Il PIL (Prodotto interno lordo) rappresenta il valore complessivo dei beni e dei servizi finali prodotti in un certo intervallo di tempo.
Dunque può essere anche definito come il valore della ricchezza o del benessere di un territorio e della comunità che in quel territorio vive e lavora.
Il riferimento al PIL è interessante perché i sostenitori – imprenditori ed economisti – della liberalizzazione delle attività petrolifere in Abruzzo da tempo contestano al fronte del “NO” la responsabilità di non aver consentito all’Abruzzo stesso di cogliere questa presunta opportunità di crescita economica e di sviluppo del territorio.
Personalmente ho sempre contestato un vizio di fondo nei loro ragionamenti: quello di computare quanto in termini di ricchezza il petrolio avrebbe aggiunto al nostro sistema economico, senza però (s)computare quanto avrebbe tolto, in termini di distruzione di attività economiche preesistenti ed incompatibili con qualsiasi forma di coesistenza con le attività petrolifere.
Ebbene, i dati pubblicati nel rapporto Svimez 2013, relativi alle variazioni del PIL nelle Regioni italiane nel periodo 2001-2012 sembrano rivelare che le previsioni (mie e di tutti i sostenitori del fronte del “NO”) non fossero affatto infondate.
La Basilicata ovvero la Regione che più di ogni altra ha vissuto negli ultimi anni quello che in molti non hanno esitato a definire il “boom dell’oro nero”, è quella che nel periodo corrispondente ha segnato la performance peggiore d’Italia.

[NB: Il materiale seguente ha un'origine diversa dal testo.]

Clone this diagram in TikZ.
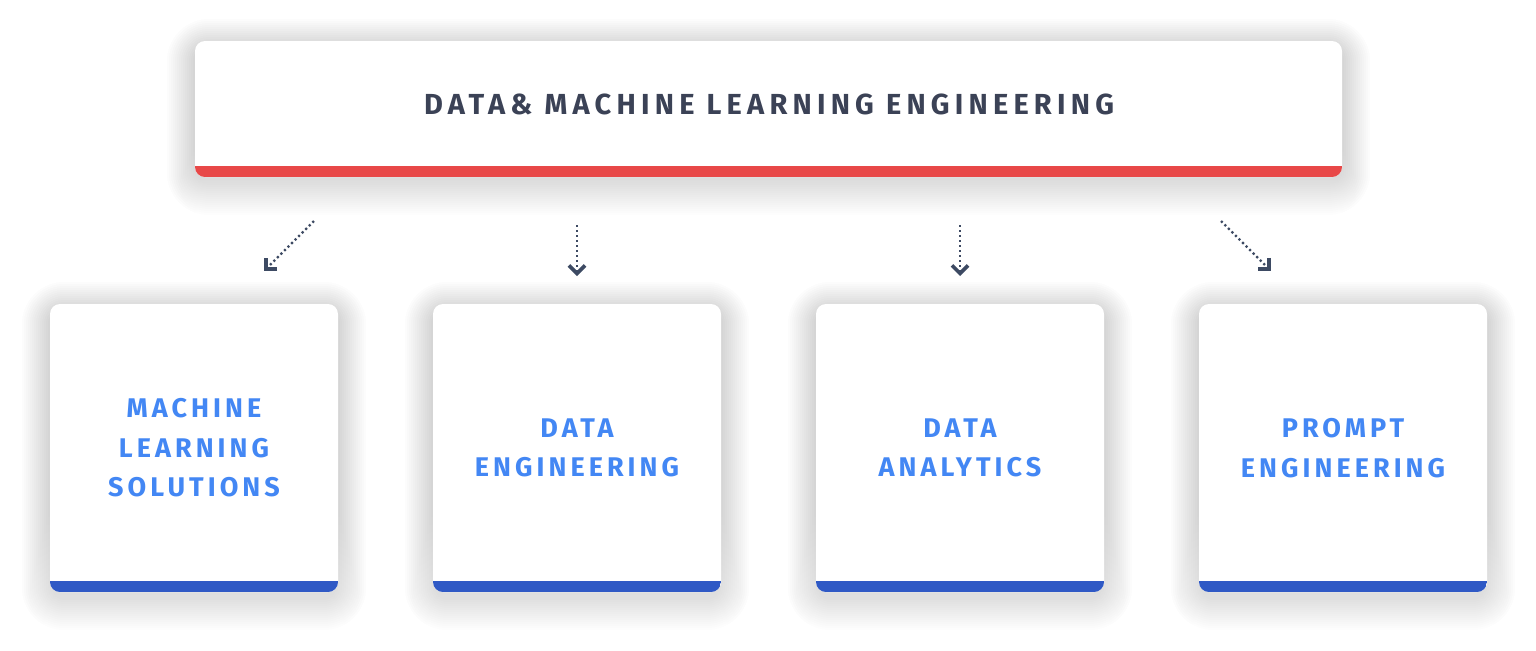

L’unica ad aver perduto nell’arco di un solo decennio quasi il 10% della propria ricchezza: il doppio di quello che nel periodo corrispondente ha perso la Calabria ed il triplo di quello che ha perso la Sicilia.
E questo proprio perché in questi anni l’estrazione di quasi 200.000 barili di petrolio al giorno è coincisa con la progressiva inesorabile scomparsa di molte delle attività economiche che prima ne avevano sostenuto lo sviluppo e la crescita.
Non si tratta, quindi, di “demagogia” o di “populismo”, come amano ripetere i sostenitori dell’opzione “petrolifera” per l’Abruzzo.
Si tratta solo di buon senso; ed ora anche di consapevolezza, maturata sulla pelle di chi ha già pagato il prezzo che qualcuno vorrebbe fossero chiamati a pagare anche gli abruzzesi.